Overcast at dawn. The silence is broken by the periodic splats of black walnuts. A barred owl’s single, round note.
Clear and still. A double splat of black walnuts onto the driveway. At the top of an oak, a crow grooms itself with a soft clicking sound.
The unfamiliar clouds of my breath. A phoebe calling in the sun-drenched crown of a walnut tree, beneath that old slice of apple, the moon.
Walnut leaves have begun to yellow, as leaf miners turn the locust trees brown. A red-eyed vireo warbles on and on.
Cool and humid. An Acadian flycatcher gathers breakfast from the leaves of a walnut sapling. Sleep still tugs at my eyelids.
Mid-morning, and a wood thrush lands in the walnut tree next to the driveway to sing a few bars. A net-winged beetle flies past.
A few drops of rain. A gnatcatcher fluttering up from the weeds to a walnut tree swerves to—I assume—catch a gnat.

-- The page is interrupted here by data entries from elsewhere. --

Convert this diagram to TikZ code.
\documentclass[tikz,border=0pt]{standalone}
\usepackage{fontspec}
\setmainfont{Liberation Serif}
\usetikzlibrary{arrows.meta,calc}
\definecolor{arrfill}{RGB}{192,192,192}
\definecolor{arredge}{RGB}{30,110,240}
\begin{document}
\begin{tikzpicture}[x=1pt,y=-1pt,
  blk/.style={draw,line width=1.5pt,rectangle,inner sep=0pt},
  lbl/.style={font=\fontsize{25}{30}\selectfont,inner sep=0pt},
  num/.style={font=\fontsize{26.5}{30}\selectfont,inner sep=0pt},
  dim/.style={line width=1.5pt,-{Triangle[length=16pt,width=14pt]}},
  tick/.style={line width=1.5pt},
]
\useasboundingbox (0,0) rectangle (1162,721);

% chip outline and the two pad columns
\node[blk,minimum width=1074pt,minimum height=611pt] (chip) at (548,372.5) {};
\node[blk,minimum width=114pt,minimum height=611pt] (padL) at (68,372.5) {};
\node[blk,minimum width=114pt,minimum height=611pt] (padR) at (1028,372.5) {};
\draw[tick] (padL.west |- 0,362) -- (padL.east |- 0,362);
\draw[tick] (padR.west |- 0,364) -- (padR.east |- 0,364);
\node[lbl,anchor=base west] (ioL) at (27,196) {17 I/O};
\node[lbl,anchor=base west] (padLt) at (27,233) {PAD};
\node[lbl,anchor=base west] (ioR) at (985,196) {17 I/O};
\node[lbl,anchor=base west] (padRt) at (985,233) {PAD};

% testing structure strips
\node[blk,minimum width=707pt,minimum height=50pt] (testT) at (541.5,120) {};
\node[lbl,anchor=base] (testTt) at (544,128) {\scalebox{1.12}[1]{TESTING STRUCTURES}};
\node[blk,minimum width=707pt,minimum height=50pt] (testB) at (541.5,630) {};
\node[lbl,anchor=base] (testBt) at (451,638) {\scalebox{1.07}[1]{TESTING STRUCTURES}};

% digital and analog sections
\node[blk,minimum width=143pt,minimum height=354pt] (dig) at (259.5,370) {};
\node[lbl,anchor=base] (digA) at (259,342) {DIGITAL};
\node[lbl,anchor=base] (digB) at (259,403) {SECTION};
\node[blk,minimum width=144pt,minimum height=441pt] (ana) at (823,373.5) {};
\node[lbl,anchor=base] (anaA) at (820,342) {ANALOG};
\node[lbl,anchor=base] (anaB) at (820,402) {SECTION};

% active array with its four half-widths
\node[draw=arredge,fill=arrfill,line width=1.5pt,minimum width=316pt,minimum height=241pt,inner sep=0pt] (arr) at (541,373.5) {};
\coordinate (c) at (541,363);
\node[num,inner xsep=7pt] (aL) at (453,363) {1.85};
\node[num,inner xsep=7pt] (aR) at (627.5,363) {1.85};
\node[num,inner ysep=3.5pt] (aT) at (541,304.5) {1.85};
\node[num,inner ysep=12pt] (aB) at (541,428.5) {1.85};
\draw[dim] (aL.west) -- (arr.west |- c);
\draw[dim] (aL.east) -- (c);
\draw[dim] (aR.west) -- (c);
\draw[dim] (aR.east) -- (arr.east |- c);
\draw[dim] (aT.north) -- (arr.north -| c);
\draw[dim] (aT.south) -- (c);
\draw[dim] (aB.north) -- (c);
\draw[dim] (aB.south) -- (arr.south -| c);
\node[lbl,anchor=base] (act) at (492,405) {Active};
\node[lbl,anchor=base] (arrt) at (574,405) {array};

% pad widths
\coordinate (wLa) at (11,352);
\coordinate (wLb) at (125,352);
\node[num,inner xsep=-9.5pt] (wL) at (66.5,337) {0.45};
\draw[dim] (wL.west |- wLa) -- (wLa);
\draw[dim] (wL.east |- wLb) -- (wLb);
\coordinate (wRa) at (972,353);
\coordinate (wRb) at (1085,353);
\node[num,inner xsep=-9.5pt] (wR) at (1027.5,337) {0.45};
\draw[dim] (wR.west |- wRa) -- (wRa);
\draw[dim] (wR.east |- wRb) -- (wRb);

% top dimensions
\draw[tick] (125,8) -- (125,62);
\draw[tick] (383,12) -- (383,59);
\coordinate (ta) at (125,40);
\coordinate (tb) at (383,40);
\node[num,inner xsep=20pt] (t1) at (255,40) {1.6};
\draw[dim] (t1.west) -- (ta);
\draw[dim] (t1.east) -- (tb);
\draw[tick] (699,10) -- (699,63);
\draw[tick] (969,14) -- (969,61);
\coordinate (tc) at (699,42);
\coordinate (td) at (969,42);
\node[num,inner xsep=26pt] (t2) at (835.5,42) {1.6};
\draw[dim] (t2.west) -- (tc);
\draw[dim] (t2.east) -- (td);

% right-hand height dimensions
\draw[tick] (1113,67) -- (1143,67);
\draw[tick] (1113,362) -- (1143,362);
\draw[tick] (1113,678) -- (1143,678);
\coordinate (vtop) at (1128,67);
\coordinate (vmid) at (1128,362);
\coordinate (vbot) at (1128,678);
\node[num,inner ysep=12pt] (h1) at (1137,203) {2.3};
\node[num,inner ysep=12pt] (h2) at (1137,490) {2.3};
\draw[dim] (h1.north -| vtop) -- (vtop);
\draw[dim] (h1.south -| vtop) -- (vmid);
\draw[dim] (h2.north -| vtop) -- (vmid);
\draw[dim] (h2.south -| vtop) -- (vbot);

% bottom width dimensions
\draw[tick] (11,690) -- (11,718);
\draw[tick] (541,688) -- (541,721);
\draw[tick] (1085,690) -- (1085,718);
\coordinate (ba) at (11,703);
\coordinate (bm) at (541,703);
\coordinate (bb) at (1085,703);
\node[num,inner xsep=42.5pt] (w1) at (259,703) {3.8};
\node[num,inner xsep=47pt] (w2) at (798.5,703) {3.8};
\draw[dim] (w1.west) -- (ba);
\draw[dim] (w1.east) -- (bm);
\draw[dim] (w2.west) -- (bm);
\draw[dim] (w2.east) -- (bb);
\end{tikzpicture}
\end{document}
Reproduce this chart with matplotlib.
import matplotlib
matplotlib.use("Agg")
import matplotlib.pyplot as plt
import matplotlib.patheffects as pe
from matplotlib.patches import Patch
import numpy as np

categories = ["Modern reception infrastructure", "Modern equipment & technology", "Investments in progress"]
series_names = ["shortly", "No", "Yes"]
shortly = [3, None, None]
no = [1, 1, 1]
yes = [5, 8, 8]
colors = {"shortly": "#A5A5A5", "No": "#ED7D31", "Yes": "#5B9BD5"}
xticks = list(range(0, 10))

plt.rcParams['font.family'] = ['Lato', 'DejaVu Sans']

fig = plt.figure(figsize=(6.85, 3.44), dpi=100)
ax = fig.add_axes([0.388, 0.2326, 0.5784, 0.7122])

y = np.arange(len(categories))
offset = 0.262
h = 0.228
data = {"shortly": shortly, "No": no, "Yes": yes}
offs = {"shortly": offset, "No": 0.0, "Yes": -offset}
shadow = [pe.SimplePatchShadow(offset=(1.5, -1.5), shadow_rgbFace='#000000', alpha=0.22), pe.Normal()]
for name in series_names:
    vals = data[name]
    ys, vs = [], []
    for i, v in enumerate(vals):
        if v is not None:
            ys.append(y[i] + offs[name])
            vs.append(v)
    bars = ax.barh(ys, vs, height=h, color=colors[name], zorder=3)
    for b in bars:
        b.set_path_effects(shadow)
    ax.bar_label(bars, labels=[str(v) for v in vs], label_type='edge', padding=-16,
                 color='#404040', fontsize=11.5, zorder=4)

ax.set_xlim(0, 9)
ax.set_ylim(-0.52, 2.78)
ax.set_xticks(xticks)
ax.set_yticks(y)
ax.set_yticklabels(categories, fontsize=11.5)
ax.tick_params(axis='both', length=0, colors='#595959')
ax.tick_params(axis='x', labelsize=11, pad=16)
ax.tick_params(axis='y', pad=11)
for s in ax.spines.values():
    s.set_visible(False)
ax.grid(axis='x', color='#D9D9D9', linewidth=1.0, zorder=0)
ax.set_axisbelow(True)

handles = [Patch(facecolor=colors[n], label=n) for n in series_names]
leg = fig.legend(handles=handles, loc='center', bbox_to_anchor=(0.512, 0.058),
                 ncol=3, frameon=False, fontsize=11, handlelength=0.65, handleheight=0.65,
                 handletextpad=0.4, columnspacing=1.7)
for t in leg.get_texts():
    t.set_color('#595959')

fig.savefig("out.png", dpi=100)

The first bergamots are in bloom, next to the first soapwort. In walnut-tree shade, the permanent shadow of a common yellowthroat’s mask.

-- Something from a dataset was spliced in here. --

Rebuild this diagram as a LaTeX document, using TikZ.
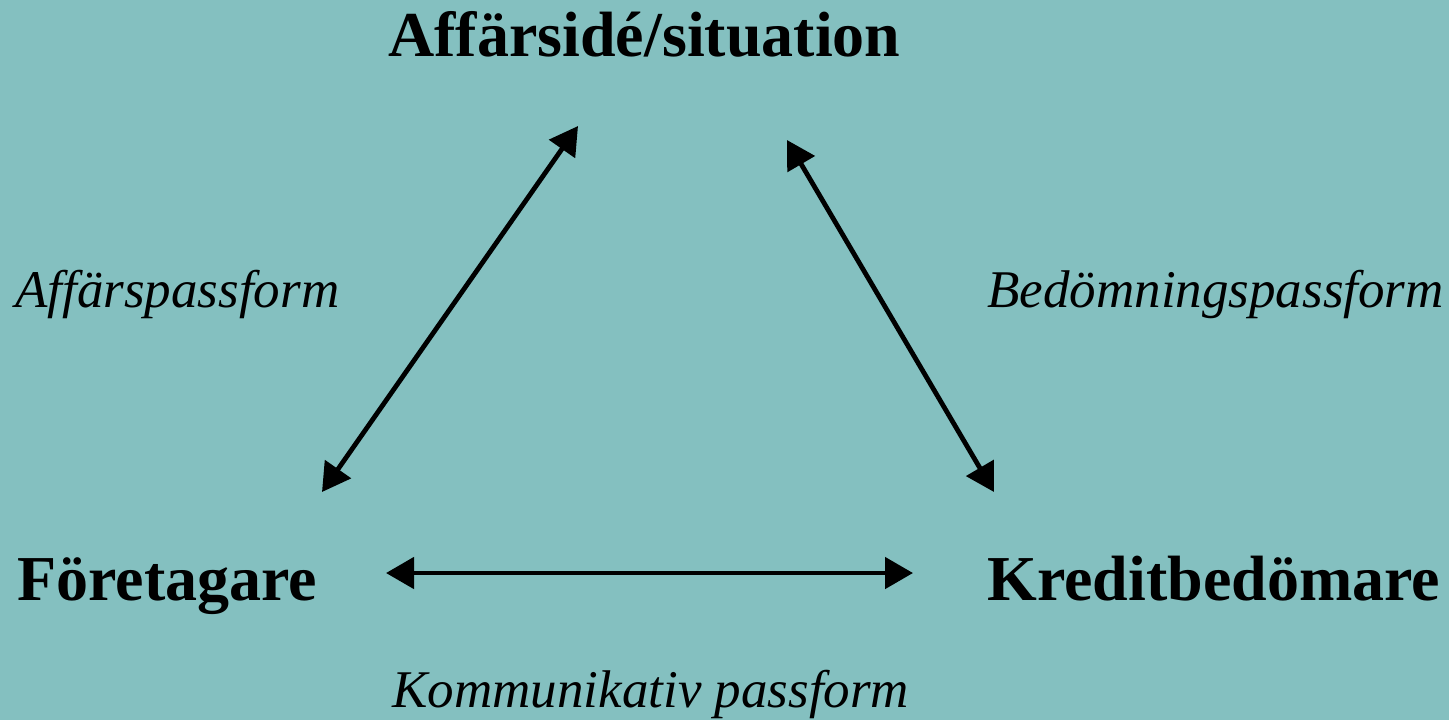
\documentclass[tikz,border=0pt]{standalone}
\usepackage{fontspec}
\setmainfont{Liberation Serif}
\usetikzlibrary{arrows.meta}
\definecolor{bgteal}{RGB}{132,192,192}
\begin{document}
\begin{tikzpicture}[x=0.5pt,y=-0.5pt,
  main/.style={inner sep=0pt,anchor=base west,font=\bfseries\fontsize{32}{36}\selectfont},
  lbl/.style={inner sep=0pt,anchor=base west,font=\itshape\fontsize{26.5}{30}\selectfont},
  link/.style={line width=2.4pt,{Triangle[length=14pt,width=15.5pt]}-{Triangle[length=14pt,width=15.5pt]}}]
\fill[bgteal] (0,0) rectangle (1449,720);
\useasboundingbox (0,0) rectangle (1449,720);
\node[main] (top) at (388,56) {Affärsidé/situation};
\node[main] (left) at (17,600) {Företagare};
\node[main] (right) at (987,600) {Kreditbedömare};
\node[lbl] (l1) at (15,307) {Affärspassform};
\node[lbl] (l2) at (987,307) {Bedömningspassform};
\node[lbl] (l3) at (392,707) {Kommunikativ passform};
\coordinate (topL) at (578,126);
\coordinate (topR) at (787,140);
\coordinate (leftU) at (322,492);
\coordinate (rightU) at (994,492);
\coordinate (leftS) at (386,573);
\coordinate (rightS) at (913,573);
\draw[link] (leftU) -- (topL);
\draw[link] (topR) -- (rightU);
\draw[link] (leftS) -- (rightS);
\end{tikzpicture}
\end{document}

Overcast and cool. A titmouse appears to have developed a taste for caterpillars, circling the trunk of a walnut like a nuthatch.

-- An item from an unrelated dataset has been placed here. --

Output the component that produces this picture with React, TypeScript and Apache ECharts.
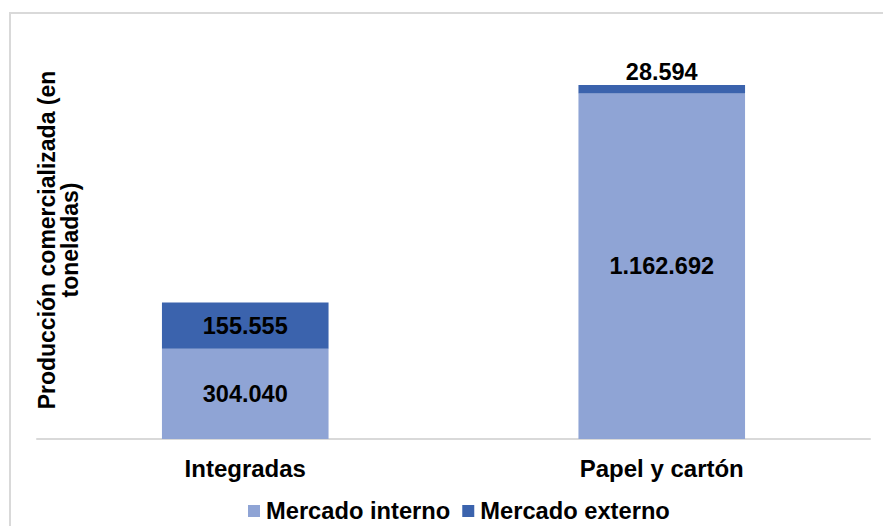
import React, { useEffect, useRef } from "react";
import * as echarts from "echarts";

const categories = ["Integradas", "Papel y cartón"];
const internalValues = [304040, 1162692];
const externalValues = [155555, 28594];
const seriesNames = ["Mercado interno", "Mercado externo"];
const yTitle = "Producción comercializada (en\ntoneladas)";

const FONT = 'Arial, "Liberation Sans", sans-serif';

function fmt(v: number): string {
  return String(Math.round(v)).replace(/\B(?=(\d{3})+(?!\d))/g, ".");
}

export default function App() {
  const ref = useRef<HTMLDivElement>(null);
  useEffect(() => {
    if (!ref.current) return;
    const chart = echarts.init(ref.current, null, { renderer: "svg" });
    chart.setOption({
      animation: false,
      backgroundColor: "#ffffff",
      textStyle: { fontFamily: FONT },
      grid: { left: 37, right: 13, top: 23, bottom: 87, containLabel: false },
      legend: {
        left: 248,
        top: 499,
        icon: "rect",
        itemWidth: 12,
        itemHeight: 12,
        itemGap: 12,
        padding: 0,
        textStyle: {
          fontFamily: FONT,
          fontSize: 23.7,
          fontWeight: "bold",
          color: "#000",
          lineHeight: 24,
          padding: [0, 0, 0, 1],
        },
        data: seriesNames,
      },
      xAxis: {
        type: "category",
        data: categories,
        axisLine: { show: true, lineStyle: { color: "#d9d9d9", width: 2 } },
        axisTick: { show: false },
        axisLabel: { fontFamily: FONT, fontSize: 24, fontWeight: "bold", color: "#000", margin: 17 },
      },
      yAxis: {
        type: "value",
        min: 0,
        max: 1400000,
        show: false,
        splitLine: { show: false },
      },
      graphic: [
        {
          type: "rect",
          shape: { x: 10, y: 13, width: 900, height: 600 },
          style: { fill: "none", stroke: "#d9d9d9", lineWidth: 2 },
          silent: true,
        },
        {
          type: "text",
          x: 58,
          y: 240,
          rotation: Math.PI / 2,
          style: {
            text: yTitle,
            fontFamily: FONT,
            fontSize: 23,
            fontWeight: "bold",
            fill: "#000",
            align: "center",
            verticalAlign: "middle",
            lineHeight: 23,
          },
        },
      ],
      series: [
        {
          name: seriesNames[0],
          type: "bar",
          stack: "total",
          barWidth: "40%",
          data: internalValues,
          itemStyle: { color: "#8FA4D5" },
          label: {
            show: true,
            position: "inside",
            fontFamily: FONT,
            fontSize: 23.5,
            fontWeight: "bold",
            color: "#000",
            formatter: (p: any) => fmt(p.value),
          },
        },
        {
          name: seriesNames[1],
          type: "bar",
          stack: "total",
          barWidth: "40%",
          data: externalValues.map((v, i) => ({
            value: v,
            label: i === 1 ? { position: "top", distance: 1 } : { position: "inside" },
          })),
          itemStyle: { color: "#3B63AD" },
          label: {
            show: true,
            fontFamily: FONT,
            fontSize: 23.5,
            fontWeight: "bold",
            color: "#000",
            formatter: (p: any) => fmt(p.value),
          },
        },
      ],
    });
    return () => chart.dispose();
  }, []);
  return (
    <div
      ref={ref}
      style={{ position: "fixed", left: 0, top: 0, width: 883, height: 526, background: "#fff" }}
    />
  );
}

A mid-air tangle between a phoebe and a wood pewee ends with the latter calling once from a walnut branch and flying back into the woods.
The last patch of snow is sinking into the earth. A titmouse flits from branch to branch up a walnut sapling, whistling softly to himself.
Overcast and cold. A squirrel is picking up fallen black walnuts, removing their rotten husks, and burying them in the half-frozen yard.